TO BE DONE: Return the lines below exactly, from the first line to the line that contains "xs = list(range(len(categories)))". Leave out pictures.

RECORDED INFORMATION:
>>>>
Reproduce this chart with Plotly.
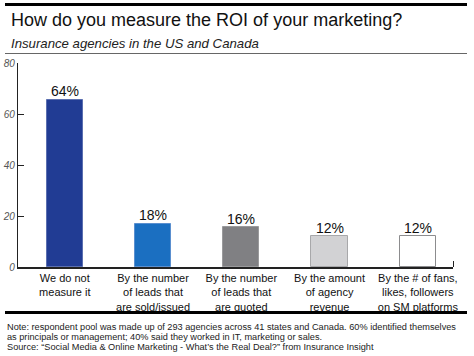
import plotly.graph_objects as go

categories = [
    "We do not<br>measure it",
    "By the number<br>of leads that<br>are sold/issued",
    "By the number<br>of leads that<br>are quoted",
    "By the amount<br>of agency<br>revenue",
    "By the # of fans,<br>likes, followers<br>on SM platforms",
]
values = [65.5, 17, 15.5, 12, 12]
value_labels = ["64%", "18%", "16%", "12%", "12%"]
bar_colors = ["#213c94", "#1b6fc1", "#808083", "#d2d2d4", "#ffffff"]
edge_colors = ["#5b6fb0", "#5a8fcf", "#9a9a9c", "#a8a8aa", "#8c8c8e"]
y_ticks = [0, 20, 40, 60, 80]

title = "How do you measure the ROI of your marketing?"
subtitle = "Insurance agencies in the US and Canada"
note_lines = [
    "Note: respondent pool was made up of 293 agencies across 41 states and Canada. 60% identified themselves",
    "as principals or management; 40% said they worked in IT, marketing or sales.",
    "Source: \u201cSocial Media & Online Marketing - What\u2019s the Real Deal?\u201d from Insurance Insight",
]

FONT = "Liberation Sans, Arial, Helvetica, sans-serif"
xs = list(range(len(categories)))

fig = go.Figure()
fig.add_trace(go.Bar(
    x=xs, y=values, width=0.41,
    marker=dict(color=bar_colors, line=dict(color=edge_colors, width=1)),
    showlegend=False, hoverinfo="skip",
))


def rule(xc, yc, w, h, color, xanchor="center", yanchor="middle"):
    return dict(text=" ", xref="paper", yref="paper", x=xc, y=yc, xanchor=xanchor, yanchor=yanchor,
                width=w, height=h, bgcolor=color, borderpad=0, borderwidth=0,
                showarrow=False, font=dict(size=1, color=color))


annotations = [
    rule(0.498, 0.986, 462, 3, "#000000"),
    rule(0.498, 0.851, 462, 1, "#666666"),
    rule(0.498, 0.121, 462, 3, "#000000"),
    rule(0.956, 0.25, 1, 6, "#222222", yanchor="bottom"),
    dict(text=title, xref="paper", yref="paper", x=0.019, y=0.944, xanchor="left", yanchor="middle",
         showarrow=False, font=dict(family=FONT, size=18, color="#111")),
    dict(text=subtitle, xref="paper", yref="paper", x=0.019, y=0.879, xanchor="left", yanchor="middle",
         showarrow=False, font=dict(family=FONT, size=13.2, color="#222", style="italic")),
]
for xv, yv, lab in zip(xs, values, value_labels):
    annotations.append(dict(text=lab, x=xv, y=yv, xref="x", yref="y", yanchor="middle",
                            yshift=8.5, showarrow=False,
                            font=dict(family=FONT, size=14, color="#111")))
note_y = [0.0815, 0.0534, 0.0253]
for line, yy in zip(note_lines, note_y):
    annotations.append(dict(text=line, xref="paper", yref="paper", x=0.011, y=yy,
                            xanchor="left", yanchor="middle", showarrow=False,
                            font=dict(family=FONT, size=9.2, color="#222")))

fig.update_layout(
    width=474, height=356,
    margin=dict(l=0, r=0, t=0, b=0),
    paper_bgcolor="white", plot_bgcolor="white",
    font=dict(family=FONT, color="#111"),
    bargap=0,
    xaxis=dict(
        domain=[0.038, 0.956],
        range=[-0.53, 4.4], tickmode="array", tickvals=xs, ticktext=categories,
        tickfont=dict(family=FONT, size=11, color="#111"),
        showline=True, linecolor="#222", linewidth=1.5, ticks="",
        showgrid=False, zeroline=False, fixedrange=True, automargin=False,
    ),
    yaxis=dict(
        domain=[0.25, 0.823],
        range=[0, 80], tickmode="array", tickvals=y_ticks,
        ticktext=[str(v) for v in y_ticks],
        tickfont=dict(family="Liberation Sans, Arial, sans-serif", size=10, color="#555", style="italic"),
        showline=True, linecolor="#222", linewidth=1.2,
        ticks="inside", ticklen=6, tickcolor="#222", tickwidth=1,
        showgrid=False, zeroline=False, fixedrange=True, automargin=False,
    ),
    annotations=annotations,
)

fig.write_html("out.html", config={"displayModeBar": False},
               post_script="document.body.style.margin='0';")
<<<<
EXERCISE OUTPUT:
Reproduce this chart with Plotly.
import plotly.graph_objects as go

categories = [
    "We do not<br>measure it",
    "By the number<br>of leads that<br>are sold/issued",
    "By the number<br>of leads that<br>are quoted",
    "By the amount<br>of agency<br>revenue",
    "By the # of fans,<br>likes, followers<br>on SM platforms",
]
values = [65.5, 17, 15.5, 12, 12]
value_labels = ["64%", "18%", "16%", "12%", "12%"]
bar_colors = ["#213c94", "#1b6fc1", "#808083", "#d2d2d4", "#ffffff"]
edge_colors = ["#5b6fb0", "#5a8fcf", "#9a9a9c", "#a8a8aa", "#8c8c8e"]
y_ticks = [0, 20, 40, 60, 80]

title = "How do you measure the ROI of your marketing?"
subtitle = "Insurance agencies in the US and Canada"
note_lines = [
    "Note: respondent pool was made up of 293 agencies across 41 states and Canada. 60% identified themselves",
    "as principals or management; 40% said they worked in IT, marketing or sales.",
    "Source: \u201cSocial Media & Online Marketing - What\u2019s the Real Deal?\u201d from Insurance Insight",
]

FONT = "Liberation Sans, Arial, Helvetica, sans-serif"
xs = list(range(len(categories)))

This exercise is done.